Assessment of Oppressive Conduct
The court also addressed Nels's counterclaim for dissolution of the company based on allegations of oppressive conduct by Carolyn and Elaine. Nels contended that the actions of his sisters constituted oppression, which warranted dissolution under Iowa law. However, the court found that there was insufficient evidence to support claims of oppressive conduct. It referenced the precedent set in Baur v. Baur Farms, Inc., where the Iowa Supreme Court defined "oppressive" conduct in the context of corporate governance. The court noted that for a claim of oppression to succeed, it must show that the majority shareholders failed to satisfy the reasonable expectations of the minority shareholder while possessing the resources to do so. In this case, Nels had not made repeated specific offers to sell his interest at fair value, except for the instances in the June 9, 2012 email. As a result, the court affirmed the lower court's denial of Nels's counterclaim for dissolution, concluding that the conduct of Carolyn and Elaine did not rise to the level of oppression as defined by law.

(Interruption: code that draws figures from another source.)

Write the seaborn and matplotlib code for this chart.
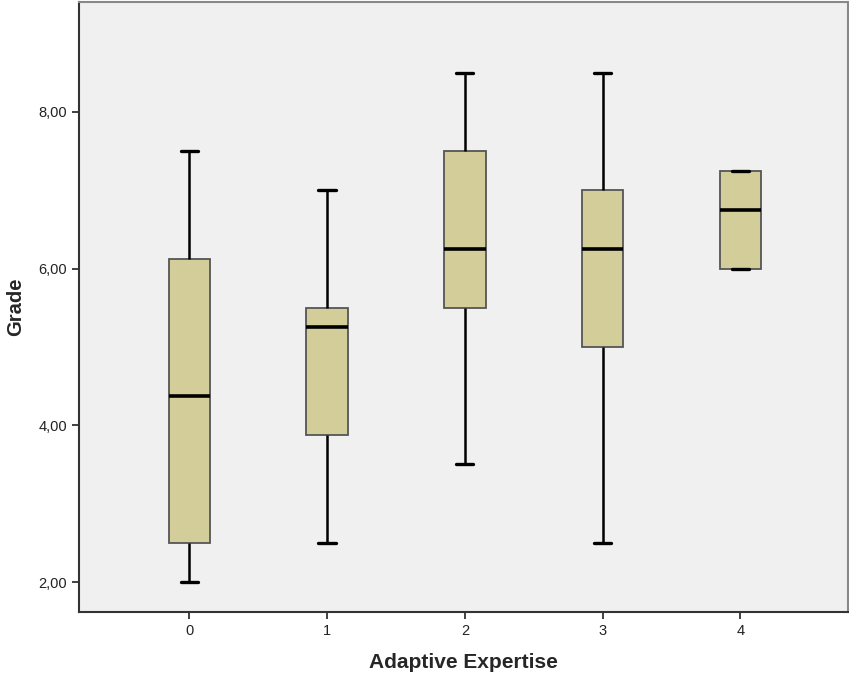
import numpy as np
import pandas as pd
import matplotlib.pyplot as plt
import seaborn as sns

# five-number summaries (min, Q1, median, Q3, max)
expertise = ["0", "1", "2", "3", "4"]
grade_min = [2.0, 2.5, 3.5, 2.5, 6.0]
grade_q1 = [2.5, 3.875, 5.5, 5.0, 6.0]
grade_median = [4.375, 5.25, 6.25, 6.25, 6.75]
grade_q3 = [6.125, 5.5, 7.5, 7.0, 7.25]
grade_max = [7.5, 7.0, 8.5, 8.5, 7.25]

rows = []
for i, lvl in enumerate(expertise):
    for v in (grade_min[i], grade_q1[i], grade_median[i], grade_q3[i], grade_max[i]):
        rows.append({"Adaptive Expertise": lvl, "Grade": v})
df = pd.DataFrame(rows)

sns.set_style("ticks")
plt.rcParams['font.family'] = ['Liberation Sans', 'DejaVu Sans']

fig = plt.figure(figsize=(8.49, 6.75), dpi=100)
ax = fig.add_axes([0.093, 0.0933, 0.9058, 0.9037])
ax.set_facecolor("#f0f0f0")

sns.boxplot(data=df, x="Adaptive Expertise", y="Grade", ax=ax,
            width=0.3, whis=(0, 100), color="#d3ce99", saturation=1,
            capwidths=0.125,
            boxprops={"edgecolor": "#555555", "linewidth": 1.3},
            whiskerprops={"color": "black", "linewidth": 1.8},
            capprops={"color": "black", "linewidth": 2.4},
            medianprops={"color": "black", "linewidth": 2.6})

ax.set_xlim(-0.8, 4.78)
ax.set_ylim(1.617, 9.4)
ax.set_yticks([2, 4, 6, 8])
ax.set_yticklabels(["2,00", "4,00", "6,00", "8,00"])

for side in ["left", "bottom"]:
    ax.spines[side].set_color("#333333")
    ax.spines[side].set_linewidth(1.5)
for side in ["top", "right"]:
    ax.spines[side].set_visible(True)
    ax.spines[side].set_color("#888888")
    ax.spines[side].set_linewidth(1.5)

ax.tick_params(axis="both", length=5, width=1.3, color="#333333",
               labelsize=10.5, labelcolor="#222222")
ax.set_xlabel("Adaptive Expertise", fontsize=15, fontweight="bold", labelpad=11)
ax.set_ylabel("Grade", fontsize=14.5, fontweight="bold", labelpad=10)

fig.savefig("out.png", dpi=100)
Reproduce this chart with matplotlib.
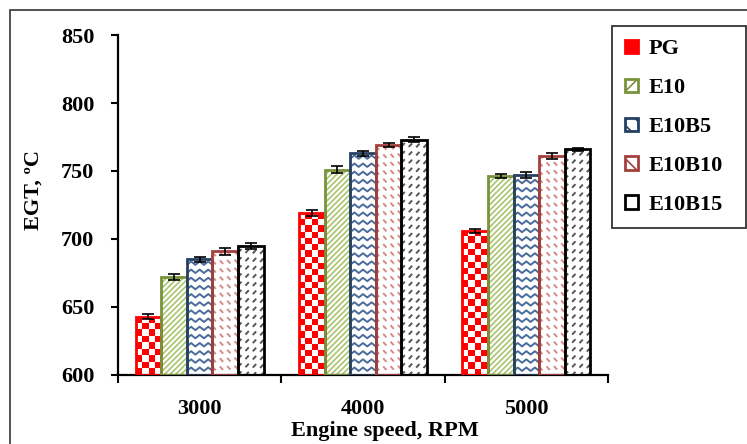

Conclusion on Specific Performance and Counterclaim
Ultimately, the Iowa Court of Appeals reversed the district court's grant of specific performance to Carolyn and Elaine, which had required Nels to transfer his interest without consideration due to a supposed withdrawal. The appellate court found that the evidence did not support the interpretation that Nels had effectively withdrawn from the company. Furthermore, since Nels's communications indicated a desire to negotiate rather than to withdraw outright, the court determined that Carolyn and Elaine were not entitled to compel the transfer of his ownership interest. On the other hand, the court upheld the denial of Nels's counterclaim for dissolution, affirming that the conduct of Carolyn and Elaine did not constitute oppression under the relevant legal standards. Thus, the appellate court's decision clarified the importance of precise communication in business agreements and the need for clear intent when invoking rights under an Operating Agreement.